ALBUM OF THE WEEK: Cut Worms - Nobody Lives Here Anymore (Jagjaguwar)
Max Clarke wanders lonely through the American Dream unfulfilled on his wonderfully melancholic second album.
There is a genuine, lonesome ache in Max Clarke's voice that can really hit you right there, like when he sings "You don’t know what this life can do to a fool like me" on "Veteran's Day" from his second album as Cut Worms. But where The Everly Brothers -- to whom he's often compared -- pined for love, Clarke offers up more of an existential longing. Nobody Lives Here Anymore, Max says, is about “throwaway consumer culture and how the postwar commercial wet dreams never came true, how nothing is made to last.” It's a fairy tale ideal, as he sees it, yet we don't seem to be living for the now, either, as we're too busy looking at our phones. “It’s about homesickness for childhood, for a place that never really existed."

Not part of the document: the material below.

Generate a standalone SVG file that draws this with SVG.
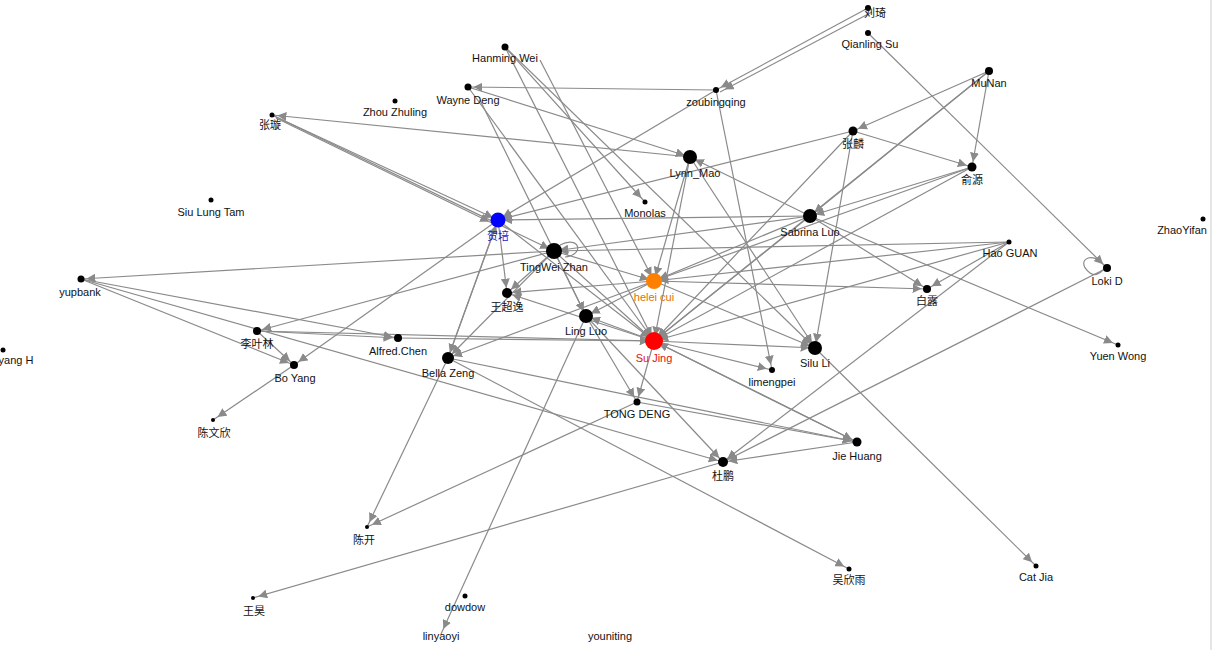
<svg xmlns="http://www.w3.org/2000/svg" width="1217" height="650" viewBox="0 0 1217 650">
<style>
text{font-family:"Liberation Sans","Noto Sans CJK SC",sans-serif;font-size:11px;fill:#111;text-anchor:middle}
.e{stroke:#8a8a8a;stroke-width:1.2;fill:none;marker-end:url(#a)}
.l{stroke:#8a8a8a;stroke-width:1.2;fill:none}
.n{fill:#000}
</style>
<defs><marker id="a" viewBox="0 0 10 10" refX="16" refY="5" markerWidth="9" markerHeight="9" markerUnits="userSpaceOnUse" orient="auto"><path d="M0,0L10,5L0,10z" fill="#8a8a8a"/></marker></defs>
<rect width="1217" height="650" fill="#fff"/>
<line x1="1211" y1="0" x2="1211" y2="650" stroke="#ccc"/>
<g id="edges">
<path class="e" d="M868,8L716,90"/><path class="e" d="M872,12L720,92"/>
<path class="e" d="M868,33L1107,268"/>
<path class="e" d="M505,47L654,341"/><path class="e" d="M505,47L815,348"/><path class="e" d="M505,47L645,202"/><path class="e" d="M540,60L654,281"/>
<path class="e" d="M716,90L468,87"/><path class="e" d="M468,87L690,157"/><path class="e" d="M468,87L654,341"/><path class="e" d="M480,100L586,316"/>
<path class="e" d="M716,90L772,370"/><path class="e" d="M716,90L498,220"/>
<path class="e" d="M989,71L853,131"/><path class="e" d="M989,71L972,167"/><path class="e" d="M989,71L810,216"/><path class="e" d="M989,71L654,341"/>
<path class="e" d="M853,131L972,167"/><path class="e" d="M853,131L815,348"/><path class="e" d="M853,131L498,220"/><path class="e" d="M853,131L654,341"/>
<path class="e" d="M690,157L272,115"/><path class="e" d="M690,157L654,281"/><path class="e" d="M690,157L654,341"/><path class="e" d="M690,157L815,348"/>
<path class="e" d="M972,167L810,216"/><path class="e" d="M972,167L654,281"/><path class="e" d="M972,167L654,341"/>
<path class="e" d="M810,216L498,220"/><path class="e" d="M810,216L554,251"/><path class="e" d="M810,216L654,281"/><path class="e" d="M810,216L927,289"/><path class="e" d="M810,216L1118,345"/><path class="e" d="M810,216L654,341"/><path class="e" d="M810,216L690,157"/>
<path class="e" d="M1009,242L554,251"/><path class="e" d="M1009,242L654,281"/><path class="e" d="M1009,242L654,341"/><path class="e" d="M1009,242L723,462"/><path class="e" d="M1009,242L927,289"/>
<path class="e" d="M1107,268L723,462"/>
<path class="l" d="M1103,264C1090,250 1075,262 1090,273C1094,276 1099,274 1103,270"/>
<path class="e" d="M554,251L81,279"/><path class="e" d="M81,279L294,365"/><path class="e" d="M81,279L398,338"/><path class="e" d="M81,279L723,462"/>
<path class="e" d="M554,251L654,341"/><path class="e" d="M554,251L586,316"/><path class="e" d="M554,251L654,281"/><path class="e" d="M554,251L257,331"/><path class="e" d="M554,251L507,293"/><path class="e" d="M554,251L448,358"/>
<path class="l" d="M560,245c20,-10,25,10,5,12"/>
<path class="e" d="M272,115L498,220"/><path class="e" d="M276,118L494,224"/><path class="e" d="M272,115L554,251"/>
<path class="e" d="M498,220L294,365"/><path class="e" d="M498,220L448,358"/><path class="e" d="M498,220L507,293"/><path class="e" d="M498,220L654,341"/><path class="e" d="M448,358L498,220"/>
<path class="e" d="M654,281L448,358"/><path class="e" d="M654,281L586,316"/><path class="e" d="M654,281L927,289"/><path class="e" d="M654,281L815,348"/><path class="e" d="M654,281L507,293"/>
<path class="e" d="M654,341L586,316"/><path class="e" d="M654,341L507,293"/><path class="e" d="M654,341L637,402"/><path class="e" d="M654,341L857,442"/><path class="e" d="M654,341L815,348"/><path class="e" d="M654,341L772,370"/>
<path class="e" d="M586,316L637,402"/><path class="e" d="M586,316L723,462"/><path class="e" d="M586,316L441,634"/>
<path class="e" d="M257,331L294,365"/><path class="e" d="M257,331L398,338"/><path class="e" d="M257,331L654,341"/>
<path class="e" d="M448,358L367,527"/><path class="e" d="M448,358L857,442"/><path class="e" d="M448,358L849,569"/>
<path class="e" d="M294,365L213,420"/>
<path class="e" d="M637,402L857,442"/><path class="e" d="M637,402L367,527"/>
<path class="e" d="M857,442L723,462"/><path class="e" d="M857,442L654,341"/>
<path class="e" d="M723,462L253,598"/>
<path class="e" d="M815,348L1036,566"/>
<path class="e" d="M398,338L654,341"/>
</g>
<g id="n1"><circle class="n" cx="868" cy="8" r="3"/><text x="875" y="17">刘琦</text></g>
<g id="n2"><circle class="n" cx="868" cy="33" r="3"/><text x="870" y="48">Qianling Su</text></g>
<g id="n3"><circle class="n" cx="505" cy="47" r="3.5"/><text x="505" y="62">Hanming Wei</text></g>
<g id="n4"><circle class="n" cx="468" cy="87" r="3.5"/><text x="468" y="104">Wayne Deng</text></g>
<g id="n5"><circle class="n" cx="716" cy="90" r="3"/><text x="716" y="106">zoubingqing</text></g>
<g id="n6"><circle class="n" cx="989" cy="71" r="4"/><text x="989" y="87">MuNan</text></g>
<g id="n7"><circle class="n" cx="395" cy="101" r="2.5"/><text x="395" y="116">Zhou Zhuling</text></g>
<g id="n8"><circle class="n" cx="272" cy="115" r="2.5"/><text x="270" y="129">张璇</text></g>
<g id="n9"><circle class="n" cx="853" cy="131" r="4.5"/><text x="853" y="148">张麟</text></g>
<g id="n10"><circle class="n" cx="690" cy="157" r="7"/><text x="695" y="177">Lynn_Mao</text></g>
<g id="n11"><circle class="n" cx="972" cy="167" r="4.5"/><text x="972" y="184">俞源</text></g>
<g id="n12"><circle class="n" cx="1203" cy="219" r="2.5"/><text x="1182" y="234">ZhaoYifan</text></g>
<g id="n13"><circle class="n" cx="211" cy="200" r="2.5"/><text x="211" y="216">Siu Lung Tam</text></g>
<g id="n14"><circle fill="#0000ff" cx="498" cy="220" r="7.5"/><text x="498" y="240" style="fill:#1a1ad0">贺培</text></g>
<g id="n15"><circle class="n" cx="645" cy="202" r="2.5"/><text x="645" y="217">Monolas</text></g>
<g id="n16"><circle class="n" cx="810" cy="216" r="7"/><text x="810" y="236">Sabrina Luo</text></g>
<g id="n17"><circle class="n" cx="554" cy="251" r="8"/><text x="554" y="271">TingWei Zhan</text></g>
<g id="n18"><circle class="n" cx="1009" cy="242" r="2.5"/><text x="1010" y="257">Hao GUAN</text></g>
<g id="n19"><circle class="n" cx="1107" cy="268" r="4"/><text x="1107" y="285">Loki D</text></g>
<g id="n20"><circle class="n" cx="81" cy="279" r="3.5"/><text x="80" y="296">yupbank</text></g>
<g id="n21"><circle fill="#ff8000" cx="654" cy="281" r="8"/><text x="654" y="301" style="fill:#e07000">helei cui</text></g>
<g id="n22"><circle class="n" cx="927" cy="289" r="4"/><text x="927" y="305">白露</text></g>
<g id="n23"><circle class="n" cx="507" cy="293" r="5"/><text x="507" y="311">王超逸</text></g>
<g id="n24"><circle class="n" cx="586" cy="316" r="7"/><text x="586" y="335">Ling Luo</text></g>
<g id="n25"><circle class="n" cx="257" cy="331" r="4"/><text x="257" y="348">李叶林</text></g>
<g id="n26"><circle class="n" cx="398" cy="338" r="4"/><text x="398" y="355">Alfred.Chen</text></g>
<g id="n27"><circle fill="#ff0000" cx="654" cy="341" r="9"/><text x="654" y="362" style="fill:#e01010">Su Jing</text></g>
<g id="n28"><circle class="n" cx="815" cy="348" r="7"/><text x="815" y="367">Silu Li</text></g>
<g id="n29"><circle class="n" cx="3" cy="350" r="2.5"/><text x="16" y="364">yang H</text></g>
<g id="n30"><circle class="n" cx="448" cy="358" r="6"/><text x="448" y="377">Bella Zeng</text></g>
<g id="n31"><circle class="n" cx="294" cy="365" r="4"/><text x="295" y="382">Bo Yang</text></g>
<g id="n32"><circle class="n" cx="772" cy="370" r="3"/><text x="772" y="386">limengpei</text></g>
<g id="n33"><circle class="n" cx="1118" cy="345" r="2.5"/><text x="1118" y="360">Yuen Wong</text></g>
<g id="n34"><circle class="n" cx="637" cy="402" r="3.5"/><text x="637" y="418">TONG DENG</text></g>
<g id="n35"><circle class="n" cx="213" cy="420" r="2"/><text x="214" y="437">陈文欣</text></g>
<g id="n36"><circle class="n" cx="857" cy="442" r="4.5"/><text x="857" y="460">Jie Huang</text></g>
<g id="n37"><circle class="n" cx="723" cy="462" r="5"/><text x="723" y="480">杜鹏</text></g>
<g id="n38"><circle class="n" cx="367" cy="527" r="2"/><text x="364" y="544">陈开</text></g>
<g id="n39"><circle class="n" cx="1036" cy="566" r="2.5"/><text x="1036" y="581">Cat Jia</text></g>
<g id="n40"><circle class="n" cx="849" cy="569" r="2.5"/><text x="849" y="584">吴欣雨</text></g>
<g id="n41"><circle class="n" cx="465" cy="596" r="2.5"/><text x="465" y="611">dowdow</text></g>
<g id="n42"><circle class="n" cx="253" cy="598" r="2"/><text x="254" y="615">王昊</text></g>
<g id="n43"><text x="441" y="640">linyaoyi</text></g>
<g id="n44"><text x="610" y="640">youniting</text></g>
</svg>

Clarke wanders through faded polaroids on Nobody Lives Here Anymore's 17 tracks looking for something to cling to, but mostly finds boarded up buildings and No Vacancy signs. "Paradise is full," he sings on "Baby Come On," a jaunty track set to a classic girl group style. "Ah but don't it look just how you dreamed it would?" Dreams, unattainable or squandered, permeate the record, be it a "Castle in the Clouds" where if you "Close your eyes you’ll fall right through the floor," or a tale of having sold his soul (and dreams and ideals) so long ago he forgot he did it, till "i saw it late one night on the Antique RoadShow...like looking into my own grave."
Yet Nobody Lives Here Anymore is not a depressing record, or one where he's yelling at clouds. It's wistful, warm and nostalgic...albeit for something that may have never really existed. A lot of this comes from the production. Clarke made the record with regular Margo Price producer Matt Ross-Spang at the legendary Sam Phillips Recording Studio in Memphis, backed by a small group of ringer sidemen. It sounds like something out of 1963 -- part Everly Brothers, part Marty Robbins or Jim Reeves, with a little Byrds in there too -- and Max's wonderful voice and melodies fit in perfectly with this sound. (I'd call it "classic" over "retro.") You could argue that the album is too long (80 minutes), as are the songs. If you're gonna work in a classic '60s pop style you should aim for '60s pop song length, and only five of the album's 17 songs are under four minutes. But the more you sit with the record, the more it all works. That might be a tough ask for a world whose collective screen time goes up every week, but Nobody Lives Here Anymore makes a very good argument for unplugging.